Designing and debugging distributed systems is notoriously difficult. For single-node systems, interactive debuggers enable stepping through an execution of the program and inspecting its state. For distributed systems, however, the execution control and state inspection facilities of traditional debuggers fall short. The execution of a distributed system is defined by the order in which events---messages and timeouts---are delivered; traditional debuggers do not allow developers to control this order. Additionally, significant system state resides on messages in transit rather than locally in program memory, and traditional debuggers are not able to display this state

to developers. Existing step-through debuggers are therefore of limited utility to distributed systems developers.

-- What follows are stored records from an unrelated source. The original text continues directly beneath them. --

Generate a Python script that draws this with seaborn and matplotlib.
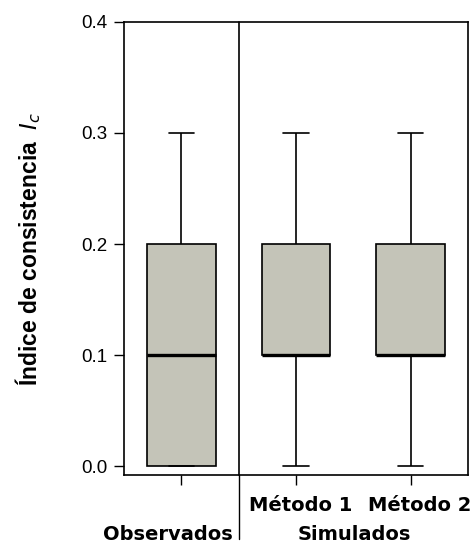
import pandas as pd
import numpy as np
import matplotlib
matplotlib.use('Agg')
import matplotlib.pyplot as plt
import seaborn as sns

# valores del índice de consistencia
observados = [0.0, 0.0, 0.1, 0.2, 0.3]
metodo1 = [0.0, 0.1, 0.1, 0.2, 0.3]
metodo2 = [0.0, 0.1, 0.1, 0.2, 0.3]
grupos = ['Observados', 'Método 1', 'Método 2']
yticks = [0.0, 0.1, 0.2, 0.3, 0.4]

df = pd.DataFrame({
    'grupo': ['Observados'] * len(observados) + ['Método 1'] * len(metodo1) + ['Método 2'] * len(metodo2),
    'Ic': observados + metodo1 + metodo2,
})

sns.set_style('white')
plt.rcParams['text.color'] = 'black'
plt.rcParams['axes.labelcolor'] = 'black'
plt.rcParams['ytick.color'] = 'black'
plt.rcParams['xtick.color'] = 'black'

fig = plt.figure(figsize=(4.75, 5.48), dpi=100)
ax = fig.add_axes([0.261, 0.133, 0.724, 0.827])

box_kws = dict(data=df, x='grupo', y='Ic', order=grupos, color='#c4c4b8', saturation=1,
               width=0.6, linecolor='black', linewidth=1.2, whis=1.5, ax=ax,
               medianprops={'linewidth': 2.4, 'color': 'black'})
try:
    sns.boxplot(**box_kws, capwidths=0.22)
except TypeError:
    ax.cla()
    sns.boxplot(**box_kws)

ax.set_xlim(-0.5, 2.5)
ax.set_ylim(-0.008, 0.4)
ax.set_yticks(yticks)
ax.set_yticklabels([f'{v:.1f}' for v in yticks], fontsize=13.5, family='Liberation Sans', color='black')
ax.set_xticks([0, 1, 2])
ax.set_xticklabels(['', '', ''])
ax.tick_params(axis='both', direction='out', length=7, width=1, color='black',
               left=True, bottom=True, pad=5)
for s in ax.spines.values():
    s.set_color('black')
    s.set_linewidth(1.2)

ax.set_xlabel('')
ax.set_ylabel(r'Índice de consistencia  $\it{I}_c$', fontsize=16.5, fontweight='bold',
              family='Liberation Sans', color='black')
ax.yaxis.set_label_coords(-0.235, 0.5)

# línea divisoria entre observados y simulados
ax.plot([0.5, 0.5], [0, 1], transform=ax.get_xaxis_transform(), color='black', lw=1.2, clip_on=False)
ax.plot([0.5, 0.5], [-0.14, 0], transform=ax.get_xaxis_transform(), color='black', lw=1.0, clip_on=False)

lab = dict(fontsize=14, fontweight='bold', family='DejaVu Sans', color='black',
           transform=ax.get_xaxis_transform(), va='center')
ax.text(0.45, -0.132, 'Observados', ha='right', **lab)
ax.text(1.04, -0.066, 'Método 1', ha='center', **lab)
ax.text(2.08, -0.066, 'Método 2', ha='center', **lab)
ax.text(1.51, -0.132, 'Simulados', ha='center', **lab)

fig.savefig('out.png', dpi=100)
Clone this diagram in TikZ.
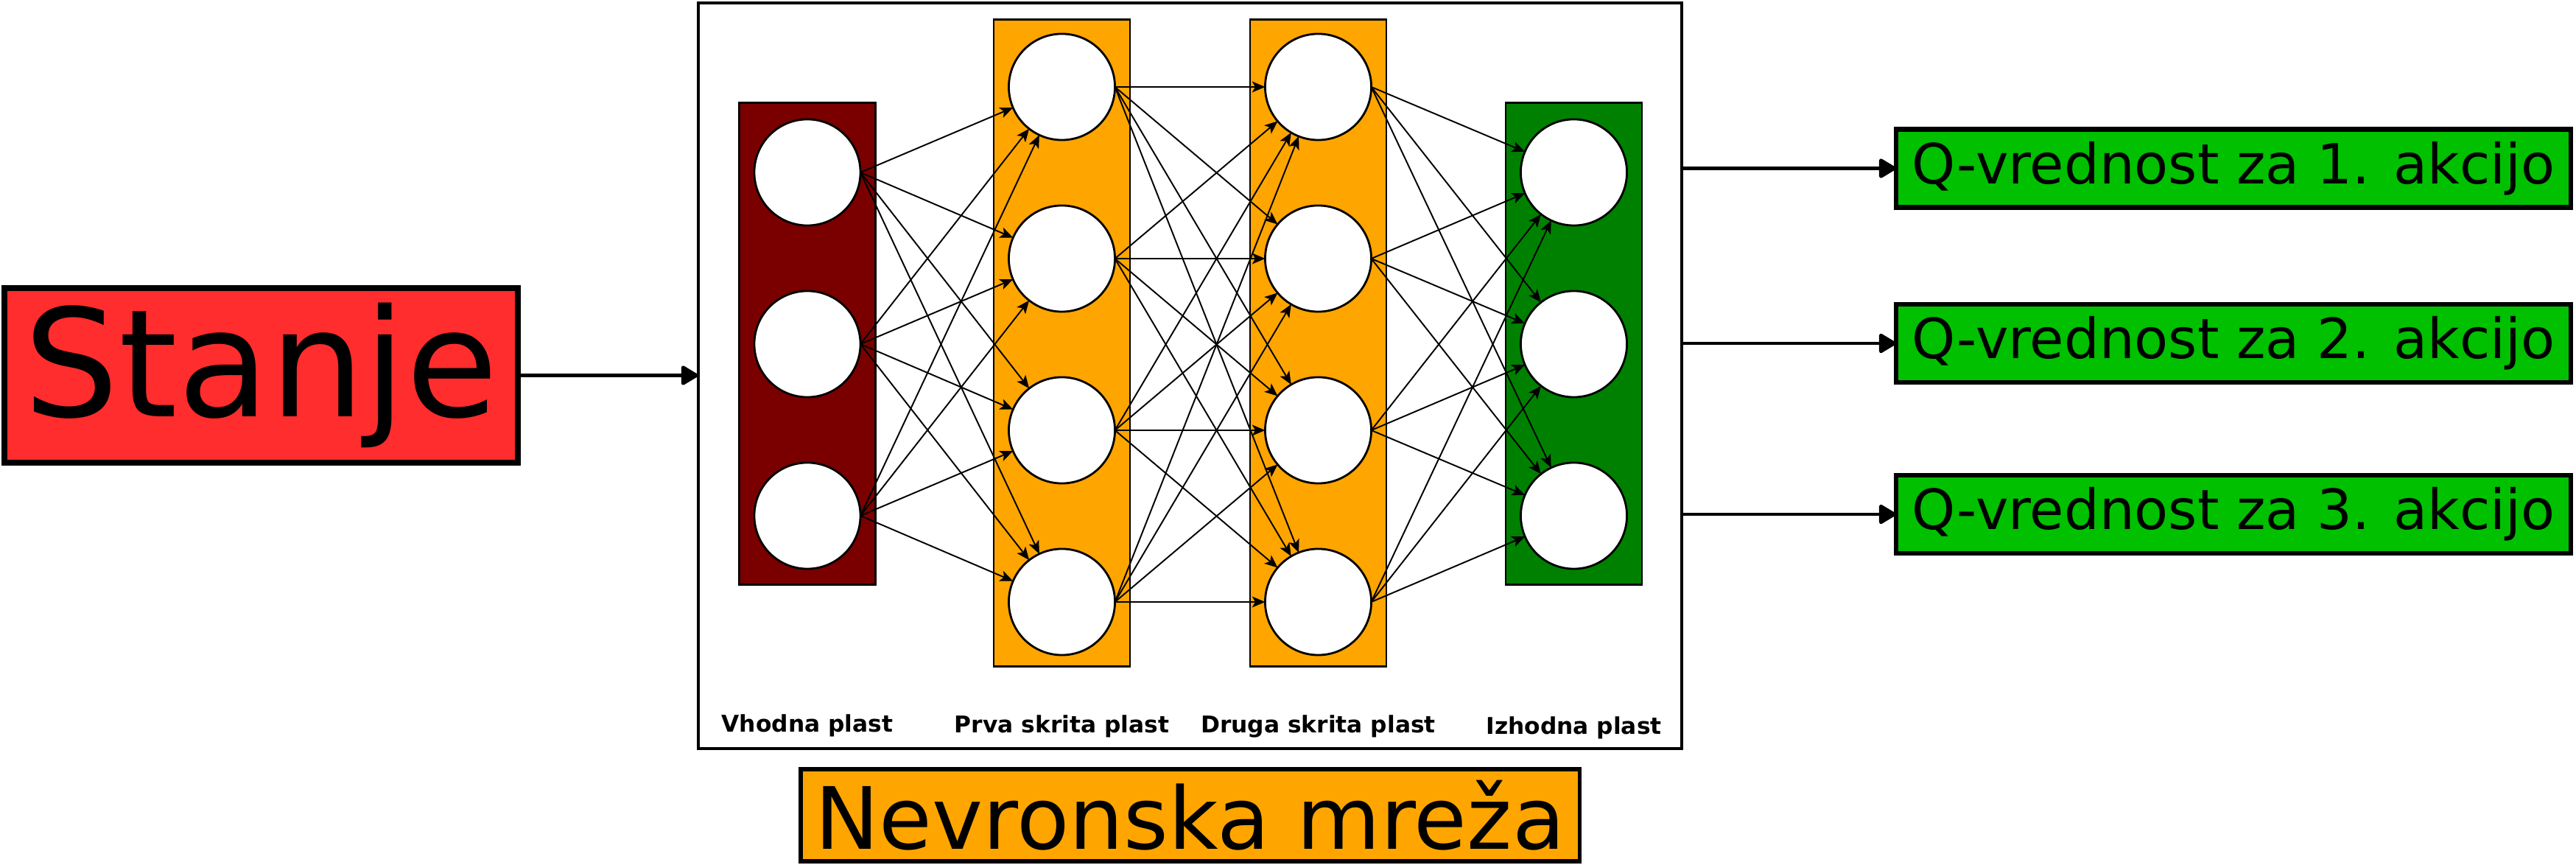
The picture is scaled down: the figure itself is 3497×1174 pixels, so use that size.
\documentclass[tikz,border=0pt]{standalone}
\usepackage{fontspec}
\setmainfont{DejaVu Sans}
\usetikzlibrary{arrows.meta}
\definecolor{stred}{HTML}{FF2D2D}
\definecolor{inred}{HTML}{7A0000}
\definecolor{hidor}{HTML}{FFA500}
\definecolor{outgr}{HTML}{008000}
\definecolor{qgr}{HTML}{00C000}
\begin{document}
\begin{tikzpicture}[x=0.01cm,y=-0.01cm,
 every node/.style={inner sep=0pt, outer sep=0pt},
 layerbox/.style={draw, rectangle, line width=0.8pt, minimum width=1.85cm},
 neuron/.style={draw, circle, fill=white, line width=0.8pt, minimum size=1.44cm},
 conn/.style={-{Stealth[length=5pt,width=4.2pt,inset=1.2pt]}, line width=0.55pt},
 bigarrow/.style={-{Triangle[round,length=7.2pt,width=8.2pt]}, line width=1.4pt},
 lbl/.style={font=\bfseries\fontsize{8.9pt}{10pt}\selectfont, anchor=base},
 qbox/.style={draw, rectangle, fill=qgr, line width=1.8pt, minimum width=9.16cm, minimum height=1.06cm, font=\fontsize{21.4pt}{24pt}\selectfont},
]
\useasboundingbox (0,0) rectangle (3497,1174);

% main blocks
\node[draw, rectangle, fill=stred, line width=2.3pt, minimum width=6.97cm, minimum height=2.37cm,
      font=\fontsize{57.8pt}{60pt}\selectfont] (stanje) at (354.5,509.5) {Stanje};
\node[draw, rectangle, fill=white, line width=1.15pt, minimum width=13.35cm, minimum height=10.12cm] (net) at (1615.5,510) {};
\node[draw, rectangle, fill=hidor, line width=1.6pt, minimum width=10.57cm, minimum height=1.25cm,
      font=\fontsize{33.2pt}{35pt}\selectfont] (nm) at (1615.5,1106.5) {Nevronska mreža};

\node[qbox] (q1) at (3032,228.5) {Q-vrednost za 1. akcijo};
\node[qbox] (q2) at (3032,466) {Q-vrednost za 2. akcijo};
\node[qbox] (q3) at (3032,698) {Q-vrednost za 3. akcijo};

% layer boxes
\node[layerbox, fill=inred, minimum height=6.54cm] (Lin) at (1096,466.5) {};
\node[layerbox, fill=hidor, minimum height=8.78cm] (Lh1) at (1441.5,465.5) {};
\node[layerbox, fill=hidor, minimum height=8.78cm] (Lh2) at (1789.5,465.5) {};
\node[layerbox, fill=outgr, minimum height=6.54cm] (Lout) at (2136.5,466.5) {};

% neurons
\foreach \k/\yy in {1/234,2/467,3/700} {
  \node[neuron] (i\k) at (1096,\yy) {};
  \node[neuron] (o\k) at (2136.5,\yy) {};
}
\foreach \k/\yy in {1/118,2/351,3/584,4/817} {
  \node[neuron] (a\k) at (1441.5,\yy) {};
  \node[neuron] (b\k) at (1789.5,\yy) {};
}

% connections
\foreach \s in {1,2,3} \foreach \t in {1,2,3,4} \draw[conn] (i\s.east) -- (a\t);
\foreach \s in {1,2,3,4} \foreach \t in {1,2,3,4} \draw[conn] (a\s.east) -- (b\t);
\foreach \s in {1,2,3,4} \foreach \t in {1,2,3} \draw[conn] (b\s.east) -- (o\t);

% layer labels
\node[lbl] (tin) at (1096,994) {Vhodna plast};
\node[lbl] (th1) at (1441.5,995) {Prva skrita plast};
\node[lbl] (th2) at (1789.5,995) {Druga skrita plast};
\node[lbl] (tout) at (2136.5,997) {Izhodna plast};

% big arrows
\draw[bigarrow] (stanje.east) -- (stanje.east -| net.west);
\draw[bigarrow] (net.east |- q1.west) -- (q1.west);
\draw[bigarrow] (net.east |- q2.west) -- (q2.west);
\draw[bigarrow] (net.east |- q3.west) -- (q3.west);
\end{tikzpicture}
\end{document}
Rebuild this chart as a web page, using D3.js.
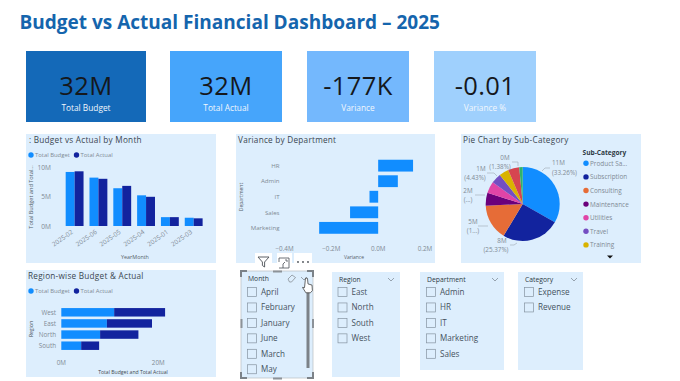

The thesis of this dissertation is that a step-through debugger for distributed systems can bring the advantages of traditional single-node step-through debugging to distributed systems, helping developers to diagnose bugs and understand system behavior. We present Oddity: a graphical, interactive debugger for distributed systems. It brings the power of traditional step-through debugging---fine-grained control and observation of a program as it executes---to distributed systems. It also enables exploratory testing, in which an engineer examines and perturbs the behavior of a system in order to better understand it, perhaps without a specific bug in mind. A programmer can directly control message and failure interleaving. Oddity can be used on both executable system models and on system implementations. Oddity supports time travel, allowing a developer to explore multiple branching executions of a system within a single debugging session. Oddity includes a model checker for skipping tedious event sequences and for finding states matching particular predicates.